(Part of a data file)
________________________
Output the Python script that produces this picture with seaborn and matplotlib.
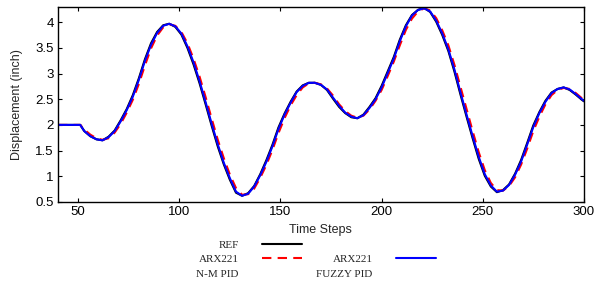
import numpy as np
import pandas as pd
import matplotlib
matplotlib.use('Agg')
import matplotlib.pyplot as plt
from matplotlib.lines import Line2D
from matplotlib.ticker import FuncFormatter
import seaborn as sns

# time steps
steps = [40, 51, 53, 56, 59, 62, 65, 68, 71, 74, 77, 80, 83, 86, 89, 92, 95, 98,
         101, 104, 107, 110, 113, 116, 119, 122, 125, 128, 131, 134, 137, 140,
         143, 146, 149, 152, 155, 158, 161, 164, 167, 170, 173, 176, 179, 182,
         185, 188, 191, 194, 197, 200, 203, 206, 209, 212, 215, 218, 221, 224,
         227, 230, 233, 236, 239, 242, 245, 248, 251, 254, 257, 260, 263, 266,
         269, 272, 275, 278, 281, 284, 287, 290, 293, 296, 299, 300]

ref = [2.00, 2.00, 1.88, 1.78, 1.72, 1.70, 1.77, 1.89, 2.09, 2.31, 2.58, 2.91, 3.28, 3.59, 3.81, 3.94, 3.97, 3.91,
       3.76, 3.50, 3.18, 2.81, 2.40, 1.98, 1.58, 1.23, 0.93, 0.68, 0.62, 0.67, 0.81, 1.04,
       1.31, 1.61, 1.95, 2.22, 2.45, 2.65, 2.77, 2.82, 2.82, 2.78, 2.68, 2.51, 2.35, 2.23,
       2.15, 2.13, 2.20, 2.35, 2.52, 2.76, 3.04, 3.32, 3.66, 3.94, 4.14, 4.24, 4.28, 4.20,
       4.01, 3.75, 3.44, 3.04, 2.59, 2.16, 1.74, 1.34, 1.01, 0.80, 0.69, 0.73, 0.84, 1.05,
       1.32, 1.65, 1.99, 2.25, 2.47, 2.63, 2.70, 2.73, 2.68, 2.59, 2.49, 2.46]

nm_pid = [2.00, 2.00, 1.91, 1.81, 1.74, 1.71, 1.74, 1.85, 2.02, 2.24, 2.49, 2.80, 3.16, 3.49, 3.74, 3.90, 3.96, 3.93,
          3.81, 3.59, 3.29, 2.94, 2.54, 2.12, 1.71, 1.35, 1.03, 0.77, 0.64, 0.65, 0.76, 0.97,
          1.22, 1.51, 1.84, 2.13, 2.38, 2.58, 2.73, 2.81, 2.82, 2.79, 2.71, 2.57, 2.40, 2.27,
          2.18, 2.14, 2.18, 2.30, 2.47, 2.68, 2.95, 3.23, 3.55, 3.85, 4.07, 4.21, 4.27, 4.23,
          4.08, 3.84, 3.55, 3.17, 2.74, 2.31, 1.88, 1.47, 1.12, 0.87, 0.73, 0.72, 0.81, 0.98,
          1.23, 1.54, 1.88, 2.16, 2.40, 2.58, 2.68, 2.72, 2.70, 2.62, 2.52, 2.49]

fuzzy_pid = [2.00, 2.00, 1.88, 1.78, 1.72, 1.70, 1.76, 1.88, 2.07, 2.29, 2.55, 2.88, 3.25, 3.56, 3.79, 3.93, 3.97, 3.92,
             3.78, 3.53, 3.22, 2.85, 2.44, 2.02, 1.62, 1.26, 0.96, 0.70, 0.62, 0.66, 0.80, 1.02,
             1.28, 1.58, 1.92, 2.20, 2.43, 2.64, 2.76, 2.82, 2.82, 2.78, 2.69, 2.53, 2.37, 2.24,
             2.16, 2.13, 2.19, 2.33, 2.50, 2.73, 3.01, 3.29, 3.63, 3.92, 4.13, 4.24, 4.27, 4.21,
             4.03, 3.78, 3.47, 3.08, 2.63, 2.20, 1.78, 1.38, 1.04, 0.82, 0.70, 0.72, 0.83, 1.03,
             1.29, 1.62, 1.96, 2.23, 2.45, 2.62, 2.70, 2.73, 2.69, 2.60, 2.50, 2.47]

df = pd.DataFrame({'step': steps, 'ref': ref, 'nm': nm_pid, 'fuzzy': fuzzy_pid})

sns.set_style('ticks')
plt.rcParams['font.family'] = ['Liberation Sans', 'DejaVu Sans']

fig = plt.figure(figsize=(6.01, 2.84), dpi=100)
ax = fig.add_axes([0.0965, 0.289, 0.875, 0.687])

sns.lineplot(data=df, x='step', y='ref', ax=ax, color='black', lw=1.5)
sns.lineplot(data=df, x='step', y='nm', ax=ax, color='#ff0000', lw=1.5)
ax.lines[-1].set_dashes([4.5, 3])
sns.lineplot(data=df, x='step', y='fuzzy', ax=ax, color='#0000ff', lw=1.5)

ax.set_xlim(40, 300)
ax.set_ylim(0.5, 4.3)
ax.set_xticks([50, 100, 150, 200, 250, 300])
ax.set_yticks([0.5, 1, 1.5, 2, 2.5, 3, 3.5, 4])
ax.yaxis.set_major_formatter(FuncFormatter(lambda v, p: '%g' % v))
ax.tick_params(direction='in', top=True, right=True, length=3, width=0.8,
               labelsize=9.5, pad=3, colors='black')
for s in ax.spines.values():
    s.set_linewidth(1.0)
    s.set_color('black')
ax.set_xlabel('Time Steps', fontsize=9, labelpad=4)
ax.set_ylabel('Displacement (inch)', fontsize=9, labelpad=9)

# legend: two columns, labels left of the line samples
blank = Line2D([], [], alpha=0)
handles = [Line2D([], [], color='black', lw=1.5),
           Line2D([], [], color='#ff0000', lw=1.5, dashes=[4.5, 3]),
           blank, blank,
           Line2D([], [], color='#0000ff', lw=1.5),
           blank]
labels = ['REF', 'ARX221', 'N-M PID', ' ', 'ARX221', 'FUZZY PID']
fig.legend(handles, labels, ncol=2, loc='upper left', bbox_to_anchor=(0.317, 0.174),
           frameon=False, markerfirst=False, handlelength=3.6, handletextpad=2.1,
           columnspacing=1.3, labelspacing=0.42, borderpad=0,
           prop={'family': 'Liberation Serif', 'size': 8})

fig.savefig('out.png', dpi=100)
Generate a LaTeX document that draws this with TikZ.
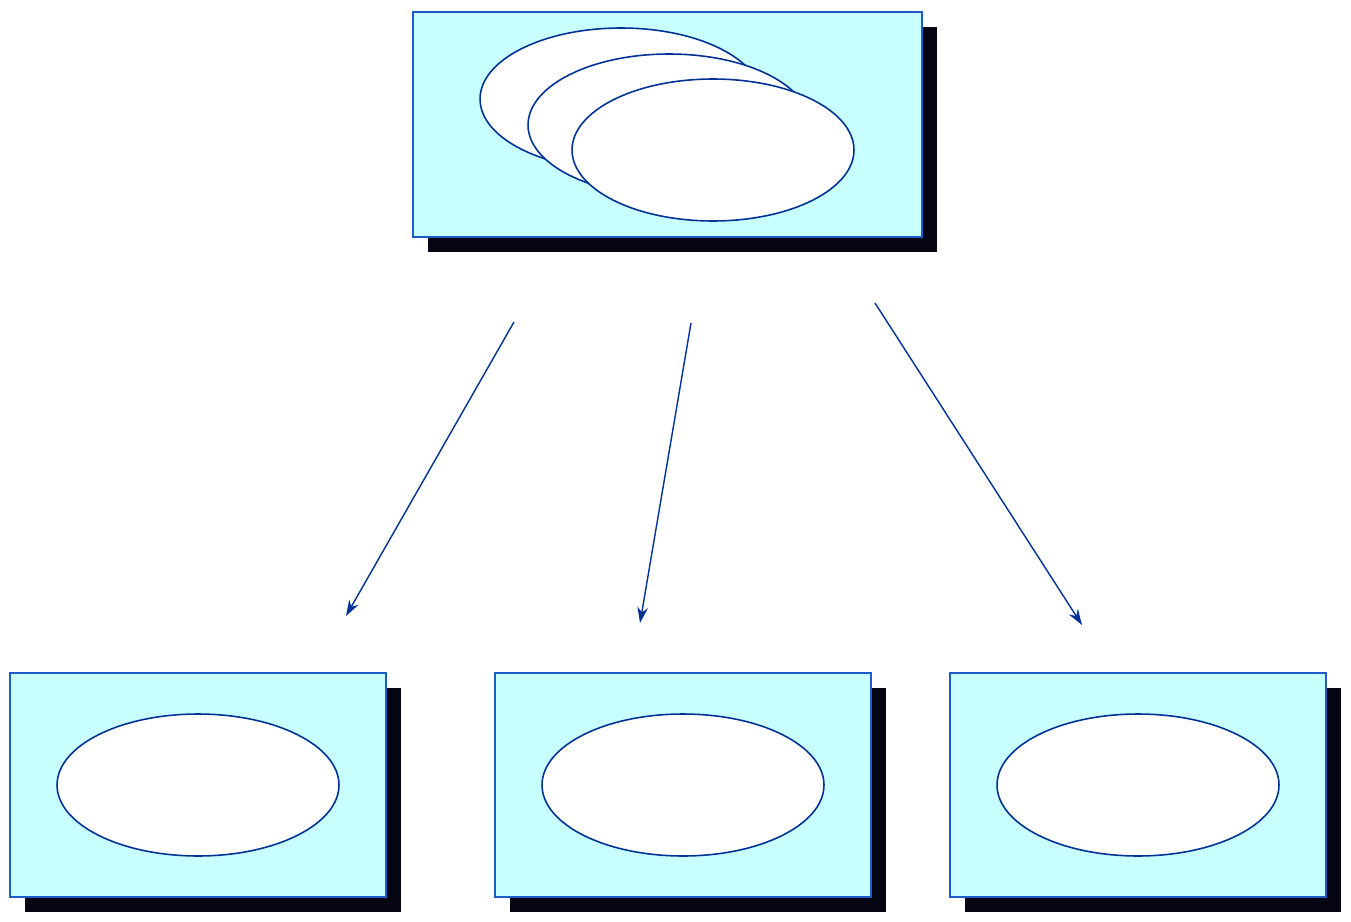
\documentclass[tikz,border=0pt]{standalone}
\usetikzlibrary{shapes.geometric,arrows.meta}
\definecolor{panelfill}{RGB}{200,255,255}
\definecolor{panelline}{RGB}{30,90,200}
\definecolor{ringline}{RGB}{0,50,150}
\definecolor{shadowink}{RGB}{5,5,20}
\tikzset{
  panel/.style = {draw = panelline, fill = panelfill, line width = 0.8pt, inner sep = 0pt, outer sep = 0pt},
  ring/.style = {ellipse, draw = ringline, fill = white, line width = 0.9pt, minimum width = 5.64cm, minimum height = 2.84cm, inner sep = 0pt},
  flow/.style = {draw = ringline, line width = 0.8pt, -{Stealth[length = 9pt, width = 6pt]}}
}
\begin{document}
\begin{tikzpicture}[x = 0.02cm, y = -0.02cm]
\useasboundingbox (0,0) rectangle (1351,922);
\pgfmathsetmacro\off{15};
% top panel with three stacked rings
\fill [shadowink] (413+\off,12+\off) rectangle (922+\off,237+\off);
\node [panel, minimum width = 10.18cm, minimum height = 4.5cm] (top) at (667.5,124.5) {};
\foreach \x/\y/\n in {621/99/1,669/125/2,713/150/3} \node [ring] (topring\n) at (\x,\y) {};
% lower panels
\foreach \x/\n in {198/1,683/2,1138/3} {
  \fill [shadowink] (\x-188+\off,673+\off) rectangle (\x+188+\off,897+\off);
  \node [panel, minimum width = 7.52cm, minimum height = 4.48cm] (low\n) at (\x,785) {};
  \node [ring] (lowring\n) at (\x,785) {};
}
% arrows
\coordinate (from1) at (514,322);
\coordinate (to1) at (346,616);
\coordinate (from2) at (691,323);
\coordinate (to2) at (640,623);
\coordinate (from3) at (875,303);
\coordinate (to3) at (1082,625);
\foreach \n in {1,2,3} \draw [flow] (from\n) -- (to\n);
\end{tikzpicture}
\end{document}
________________________
Return only the lines running from the start of the entries above to the line that contains "2.62, 2.52, 2.49]", inclusive, and omit every picture.

Output the Python script that produces this picture with seaborn and matplotlib.
import numpy as np
import pandas as pd
import matplotlib
matplotlib.use('Agg')
import matplotlib.pyplot as plt
from matplotlib.lines import Line2D
from matplotlib.ticker import FuncFormatter
import seaborn as sns

# time steps
steps = [40, 51, 53, 56, 59, 62, 65, 68, 71, 74, 77, 80, 83, 86, 89, 92, 95, 98,
         101, 104, 107, 110, 113, 116, 119, 122, 125, 128, 131, 134, 137, 140,
         143, 146, 149, 152, 155, 158, 161, 164, 167, 170, 173, 176, 179, 182,
         185, 188, 191, 194, 197, 200, 203, 206, 209, 212, 215, 218, 221, 224,
         227, 230, 233, 236, 239, 242, 245, 248, 251, 254, 257, 260, 263, 266,
         269, 272, 275, 278, 281, 284, 287, 290, 293, 296, 299, 300]

ref = [2.00, 2.00, 1.88, 1.78, 1.72, 1.70, 1.77, 1.89, 2.09, 2.31, 2.58, 2.91, 3.28, 3.59, 3.81, 3.94, 3.97, 3.91,
       3.76, 3.50, 3.18, 2.81, 2.40, 1.98, 1.58, 1.23, 0.93, 0.68, 0.62, 0.67, 0.81, 1.04,
       1.31, 1.61, 1.95, 2.22, 2.45, 2.65, 2.77, 2.82, 2.82, 2.78, 2.68, 2.51, 2.35, 2.23,
       2.15, 2.13, 2.20, 2.35, 2.52, 2.76, 3.04, 3.32, 3.66, 3.94, 4.14, 4.24, 4.28, 4.20,
       4.01, 3.75, 3.44, 3.04, 2.59, 2.16, 1.74, 1.34, 1.01, 0.80, 0.69, 0.73, 0.84, 1.05,
       1.32, 1.65, 1.99, 2.25, 2.47, 2.63, 2.70, 2.73, 2.68, 2.59, 2.49, 2.46]

nm_pid = [2.00, 2.00, 1.91, 1.81, 1.74, 1.71, 1.74, 1.85, 2.02, 2.24, 2.49, 2.80, 3.16, 3.49, 3.74, 3.90, 3.96, 3.93,
          3.81, 3.59, 3.29, 2.94, 2.54, 2.12, 1.71, 1.35, 1.03, 0.77, 0.64, 0.65, 0.76, 0.97,
          1.22, 1.51, 1.84, 2.13, 2.38, 2.58, 2.73, 2.81, 2.82, 2.79, 2.71, 2.57, 2.40, 2.27,
          2.18, 2.14, 2.18, 2.30, 2.47, 2.68, 2.95, 3.23, 3.55, 3.85, 4.07, 4.21, 4.27, 4.23,
          4.08, 3.84, 3.55, 3.17, 2.74, 2.31, 1.88, 1.47, 1.12, 0.87, 0.73, 0.72, 0.81, 0.98,
          1.23, 1.54, 1.88, 2.16, 2.40, 2.58, 2.68, 2.72, 2.70, 2.62, 2.52, 2.49]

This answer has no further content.